REVIEW: Superman’s Pal Jimmy Olsen #1
Superman’s Pal Jimmy Olsen #1 is here and I have been so excited for this issue for some time now. I am fully expecting this title to be a total homage to the Silver Age – full of colour, laughs and Hijinks that only Jimmy Olsen can provide. Well, before we find out what this issue has in store for us lets checkout the covers.
Interior artist Steve Lieber has created a very unique cover with a very clear metaphor. I love the fact that Jimmy is laying on a model of Metropolis as this issue goes along way to inform the reader of just how integral the Olsen name is to the city of tomorrow. The heads on the wall highlight nicely all the different escapades Jimmy has been on. Its a great reminder that Superman’s supporting cast has cultivated just as rich a history as the Man of Steel himself.
The variant cover is bought to us by artist Ben Oliver and really showcases how Jimmy lives his life, constantly on the move going from one crazy scenario to the next. This is a very 50’s looking Jimmy and I really love that look. The realistic artwork really brings that much needed realism to a bonkers concept.
The issue opens up with the reader learning just how far back and intertwined Metropolis and The Olsen family tree go. We are introduced to Joachim Olsson, one of Jimmy’s earliest ancestors who we learn was actually one of the very first settlers on the land known as Oberstad that would eventually become Metropolis. Then we are introduced to Jonas Olsson via flashback as well as Julian Olsen in the present day. To my knowledge, this is a first appearances for all these characters and I for one am extremely grateful to learn more about Metropolis origins especially going as far back as the Frontier days. These newly introduced ancestors are really intriguing to me, and I really hope we learn more about them and their exploits that helped create the city of Metropolis.
We find Jim ready to jump out of a space craft hovering in lower orbit all the way down to earth without a parachute. Things of course take a turn for the worst in typical Jimmy Olsen fashion as he begins his decent while mutating into a GIANT Turtle. This whole segment plays out as crazy as it sounds. Superman of course comes to the aid of his pal however on impact one of Metropolis oldest monuments is destroyed, the ‘Monarch of Metropolis’. Thanks to dialogue provided by Lex himself, I’m sure there is more to this whole incident than meets the eye. This whole sequence plays out like a homage to Superman’s Pal Jimmy Olsen #53 from 1961. This segment captures all the whimsy of the silver age. It’s full of colour and Saturday morning cartoon action with very minimal threat.
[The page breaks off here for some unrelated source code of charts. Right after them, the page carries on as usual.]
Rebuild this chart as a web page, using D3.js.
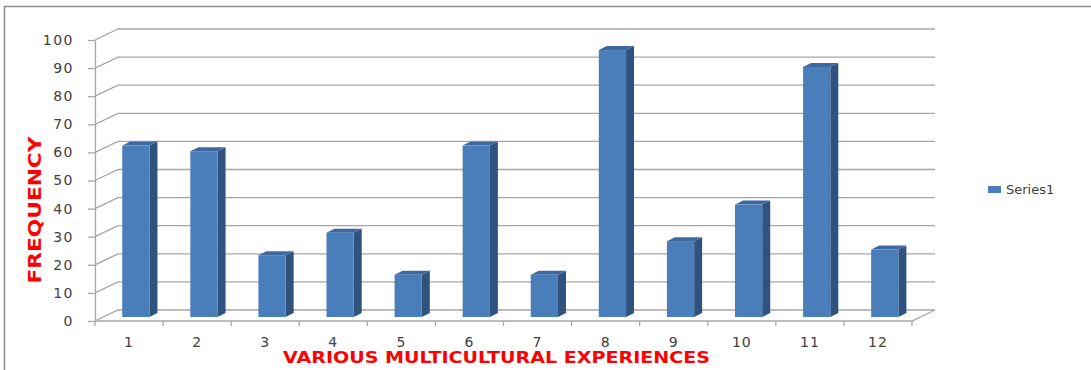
<!DOCTYPE html>
<html>
<head>
<meta charset="utf-8">
<script src="https://cdn.jsdelivr.net/npm/d3@7"></script>
<style>
  body { margin: 0; background: #fff; }
  svg { display: block; }
</style>
</head>
<body>
<div id="chart"></div>
<script>
// frequency of each multicultural experience
const categories = ["1","2","3","4","5","6","7","8","9","10","11","12"];
const values = [61, 59, 22, 30, 15, 61, 15, 95, 27, 40, 89, 24];
const yTicks = [0, 10, 20, 30, 40, 50, 60, 70, 80, 90, 100];
const seriesName = "Series1";

const width = 1091, height = 370;
const DX = 23, DY = -11;        // depth of the 3d wall
const BDX = 8, BDY = -4;        // depth of a bar

const svg = d3.select("#chart").append("svg")
  .attr("width", width).attr("height", height);

// outer frame
svg.append("rect").attr("x", 4.5).attr("y", 6.5).attr("width", 1100).attr("height", 400)
  .attr("fill", "none").attr("stroke", "#8a8a8a").attr("stroke-width", 1.5);

const x = d3.scaleBand().domain(categories).range([95, 912]);
const y = d3.scaleLinear().domain([0, 100]).range([321, 40]);
const bw = x.bandwidth();

// back wall gridlines + diagonals
const grid = svg.append("g").attr("stroke", "#a6a6a6").attr("stroke-width", 1.3).attr("fill", "none");
yTicks.forEach(t => {
  grid.append("path")
    .attr("d", `M${x.range()[0]},${y(t)}L${x.range()[0] + DX},${y(t) + DY}L${x.range()[1] + DX},${y(t) + DY}`);
});
// floor front edge and right diagonal
grid.append("path")
  .attr("d", `M${x.range()[0]},${y(0)}L${x.range()[1]},${y(0)}L${x.range()[1] + DX},${y(0) + DY}`);

// y axis
const yAxis = svg.append("g").attr("transform", `translate(${x.range()[0]},0)`)
  .call(d3.axisLeft(y).tickValues(yTicks).tickSize(7).tickSizeOuter(0).tickPadding(14));
yAxis.select(".domain").attr("stroke", "#a6a6a6").attr("stroke-width", 1.3);
yAxis.selectAll(".tick line").attr("stroke", "#a6a6a6").attr("stroke-width", 1.3);
yAxis.selectAll(".tick text")
  .attr("fill", "#404040").style("font-family", "DejaVu Sans").style("font-size", "14px")
  .style("letter-spacing", "1.5px");

// x axis labels
const xAxis = svg.append("g").attr("transform", `translate(0,${y(0)})`)
  .call(d3.axisBottom(x).tickSize(0).tickPadding(16));
xAxis.select(".domain").remove();
xAxis.selectAll(".tick text")
  .attr("fill", "#404040").style("font-family", "DejaVu Sans").style("font-size", "14px")
  .style("letter-spacing", "1px");
// tick marks on category boundaries
svg.append("g").selectAll("line")
  .data(categories.concat(["end"])).join("line")
  .attr("x1", (d, i) => x.range()[0] + i * bw).attr("x2", (d, i) => x.range()[0] + i * bw)
  .attr("y1", y(0)).attr("y2", y(0) + 5)
  .attr("stroke", "#a6a6a6").attr("stroke-width", 1.3);

// bars
const bars = svg.append("g").selectAll("g").data(values).join("g");
const bx1 = (d, i) => x(categories[i]) + bw * 0.4;
const bx2 = (d, i) => bx1(d, i) + bw * 0.4;
const base = y(0) + BDY;
const barTop = d => y(d) + BDY;

bars.append("path") // side
  .attr("fill", "#2f527f")
  .attr("d", (d, i) => `M${bx2(d, i)},${barTop(d)}L${bx2(d, i) + BDX},${barTop(d) + BDY}L${bx2(d, i) + BDX},${base + BDY}L${bx2(d, i)},${base}Z`);
bars.append("path") // cap
  .attr("fill", "#3d68a0")
  .attr("d", (d, i) => `M${bx1(d, i)},${barTop(d)}L${bx1(d, i) + BDX},${barTop(d) + BDY}L${bx2(d, i) + BDX},${barTop(d) + BDY}L${bx2(d, i)},${barTop(d)}Z`);
bars.append("rect") // face
  .attr("fill", "#4a7ebb")
  .attr("x", bx1).attr("width", bw * 0.4)
  .attr("y", barTop).attr("height", d => base - barTop(d));

// axis titles
svg.append("text")
  .attr("transform", "translate(41,210) rotate(-90)")
  .attr("text-anchor", "middle")
  .attr("fill", "#ff0000").style("font-family", "DejaVu Sans").style("font-weight", "bold")
  .style("font-size", "18px")
  .attr("textLength", 147).attr("lengthAdjust", "spacingAndGlyphs")
  .text("FREQUENCY");

svg.append("text")
  .attr("x", 283).attr("y", 363)
  .attr("fill", "#ff0000").style("font-family", "DejaVu Sans").style("font-weight", "bold")
  .style("font-size", "15px")
  .attr("textLength", 427).attr("lengthAdjust", "spacingAndGlyphs")
  .text("VARIOUS MULTICULTURAL EXPERIENCES");

// legend
const legend = svg.append("g").attr("transform", "translate(988,186)");
legend.append("rect").attr("width", 13).attr("height", 7).attr("fill", "#4a7ebb");
legend.append("text").attr("x", 18).attr("y", 8)
  .attr("fill", "#404040").style("font-family", "DejaVu Sans").style("font-size", "13px")
  .text(seriesName);
</script>
</body>
</html>
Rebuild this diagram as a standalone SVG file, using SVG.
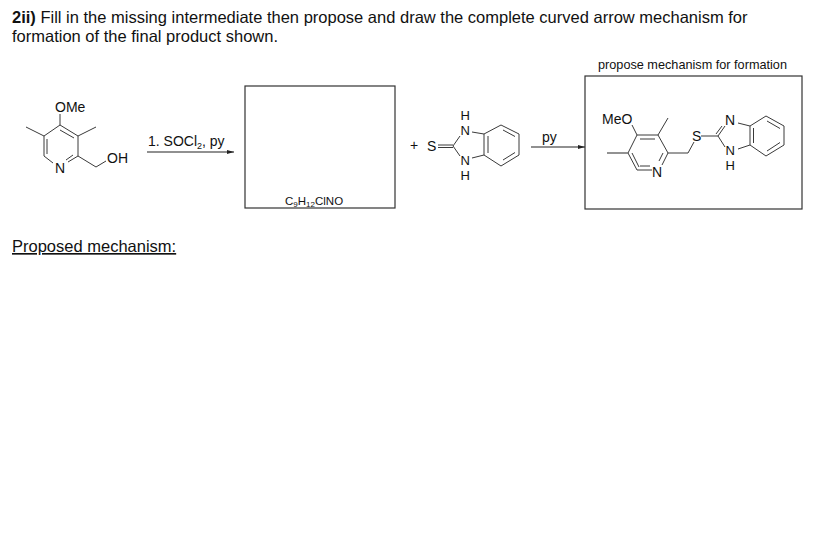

Seeing Metamorpho back within the pages of DC Comics is a real treat for me as this character hasn’t been around to much in recent history but was a main stay character certainly back in the early 2000s as part of the team known as The Outsiders.
Jimmy is back at The Planet and facing the full force of Perry White as the chief informs Jim that the planet can no longer afford his insurance premiums and that he is indeed ‘Fired!’. This is however over turned by the new owner of The Planet – Miss Leone who informs Perry that even though Jimmy costs The Planet, he actually makes the most money. Leone devises a way for Jimmy to still make the money whilst taking a break from Metropolis, which leads us nicely into the next issue. This whole scene is played out very playfully. The characters dialogue combined with body language and facial expressions make this interaction really flow nicely considering how much dialogue there is between the three characters.
This issue is almost exactly what I was expecting in terms of it’s craziness, playful tone and light-hearted nature. I love how the issue feels like it is compartmentalized using information boxes setting the scene for that particular part of the story along with subheading. Writer Matt Fraction’s dialogue in this issue is very funny, with every character getting a moment to shine with a quip of their own. The artwork provided by Steve Lieber for me is clearly inspired by the Silver Age particularly when Jimmy mutates into a giant Turtle. The colours in this issue really pop. They are bright and colourful and really enhance every page. Superman’s Pal Jimmy Olsen #1 is a real treat for fans who want to delve into the life of one of Superman’s most iconic supporting characters. I cannot wait to see how Jimmy fares in his new ‘darker’ surroundings come the next issue.